> _Instructions to follow_: Using the records that follow, reproduce exactly the lines starting at the line containing "What Plotly code" and ending at the line containing "pw, ph = W - L - R, H - T - B". Include both end lines and no pictures.

> _Data provided_:
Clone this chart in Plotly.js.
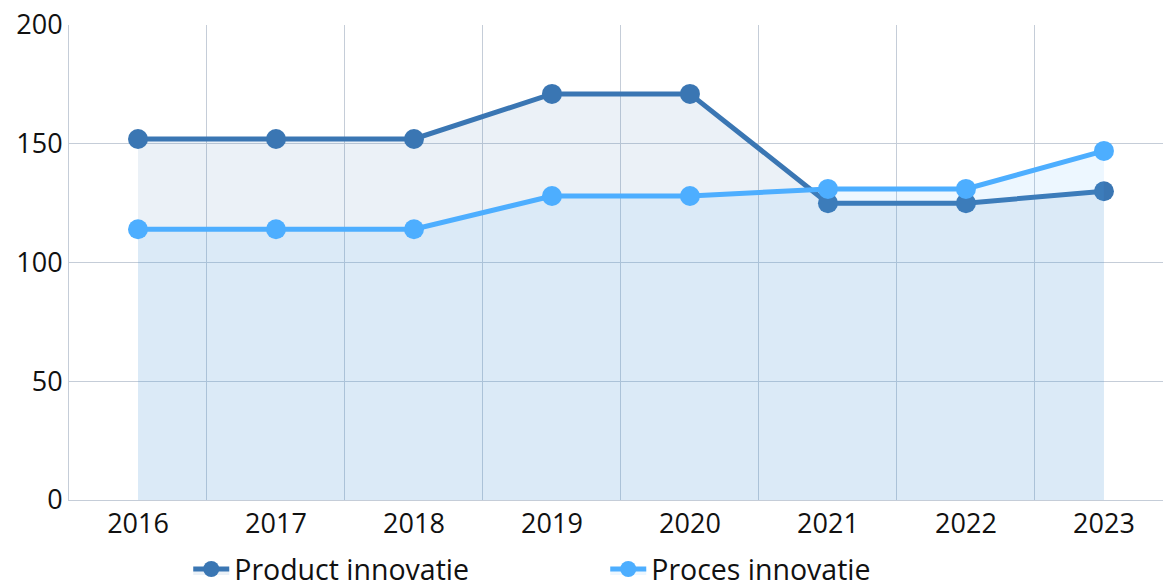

---

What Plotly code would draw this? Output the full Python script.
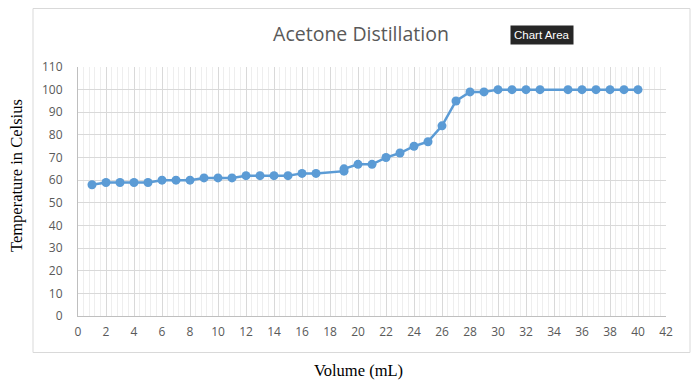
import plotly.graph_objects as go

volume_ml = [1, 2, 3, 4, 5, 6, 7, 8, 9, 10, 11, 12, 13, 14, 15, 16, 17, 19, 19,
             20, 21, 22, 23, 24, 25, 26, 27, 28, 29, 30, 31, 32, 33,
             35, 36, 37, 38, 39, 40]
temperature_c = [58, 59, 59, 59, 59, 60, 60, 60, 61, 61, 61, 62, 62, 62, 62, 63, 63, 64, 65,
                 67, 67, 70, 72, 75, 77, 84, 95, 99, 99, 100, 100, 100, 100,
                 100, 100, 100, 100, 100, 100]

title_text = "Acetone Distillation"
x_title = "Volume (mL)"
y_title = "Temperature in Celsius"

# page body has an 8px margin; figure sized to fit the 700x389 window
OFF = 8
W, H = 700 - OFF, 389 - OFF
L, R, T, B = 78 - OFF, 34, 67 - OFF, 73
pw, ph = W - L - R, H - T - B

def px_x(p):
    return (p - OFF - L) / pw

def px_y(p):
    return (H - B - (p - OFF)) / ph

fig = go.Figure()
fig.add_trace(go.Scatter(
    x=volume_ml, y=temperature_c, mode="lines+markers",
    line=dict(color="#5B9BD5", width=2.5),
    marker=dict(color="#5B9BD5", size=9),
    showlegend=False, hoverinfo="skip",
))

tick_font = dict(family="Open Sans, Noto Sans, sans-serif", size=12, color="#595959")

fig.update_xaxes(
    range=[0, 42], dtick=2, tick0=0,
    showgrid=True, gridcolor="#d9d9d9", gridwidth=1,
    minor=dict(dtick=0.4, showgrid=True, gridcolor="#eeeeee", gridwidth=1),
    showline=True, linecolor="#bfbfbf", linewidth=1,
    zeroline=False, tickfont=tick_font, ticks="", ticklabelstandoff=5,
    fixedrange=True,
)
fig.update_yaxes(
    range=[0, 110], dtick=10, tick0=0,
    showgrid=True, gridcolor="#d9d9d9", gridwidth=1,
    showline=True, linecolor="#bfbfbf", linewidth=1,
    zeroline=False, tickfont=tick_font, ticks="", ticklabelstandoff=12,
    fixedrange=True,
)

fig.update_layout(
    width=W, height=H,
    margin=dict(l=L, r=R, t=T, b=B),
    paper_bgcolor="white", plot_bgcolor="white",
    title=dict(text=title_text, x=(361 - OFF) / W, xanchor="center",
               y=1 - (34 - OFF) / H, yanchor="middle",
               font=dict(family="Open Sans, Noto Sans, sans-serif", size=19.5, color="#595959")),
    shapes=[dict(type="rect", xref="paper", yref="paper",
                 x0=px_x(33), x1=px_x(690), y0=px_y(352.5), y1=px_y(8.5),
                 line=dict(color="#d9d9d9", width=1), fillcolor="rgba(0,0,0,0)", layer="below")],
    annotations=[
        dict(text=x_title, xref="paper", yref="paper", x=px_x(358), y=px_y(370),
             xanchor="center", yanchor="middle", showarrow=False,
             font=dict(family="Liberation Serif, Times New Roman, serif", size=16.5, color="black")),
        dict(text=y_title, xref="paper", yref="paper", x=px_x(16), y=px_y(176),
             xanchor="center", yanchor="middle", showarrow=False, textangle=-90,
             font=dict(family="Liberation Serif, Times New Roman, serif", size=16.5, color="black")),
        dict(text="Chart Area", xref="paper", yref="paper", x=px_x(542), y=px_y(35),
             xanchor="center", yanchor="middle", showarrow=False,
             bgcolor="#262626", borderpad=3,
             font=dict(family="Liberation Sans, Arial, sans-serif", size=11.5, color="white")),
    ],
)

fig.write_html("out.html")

> _Result of this task_:
What Plotly code would draw this? Output the full Python script.
import plotly.graph_objects as go

volume_ml = [1, 2, 3, 4, 5, 6, 7, 8, 9, 10, 11, 12, 13, 14, 15, 16, 17, 19, 19,
             20, 21, 22, 23, 24, 25, 26, 27, 28, 29, 30, 31, 32, 33,
             35, 36, 37, 38, 39, 40]
temperature_c = [58, 59, 59, 59, 59, 60, 60, 60, 61, 61, 61, 62, 62, 62, 62, 63, 63, 64, 65,
                 67, 67, 70, 72, 75, 77, 84, 95, 99, 99, 100, 100, 100, 100,
                 100, 100, 100, 100, 100, 100]

title_text = "Acetone Distillation"
x_title = "Volume (mL)"
y_title = "Temperature in Celsius"

# page body has an 8px margin; figure sized to fit the 700x389 window
OFF = 8
W, H = 700 - OFF, 389 - OFF
L, R, T, B = 78 - OFF, 34, 67 - OFF, 73
pw, ph = W - L - R, H - T - B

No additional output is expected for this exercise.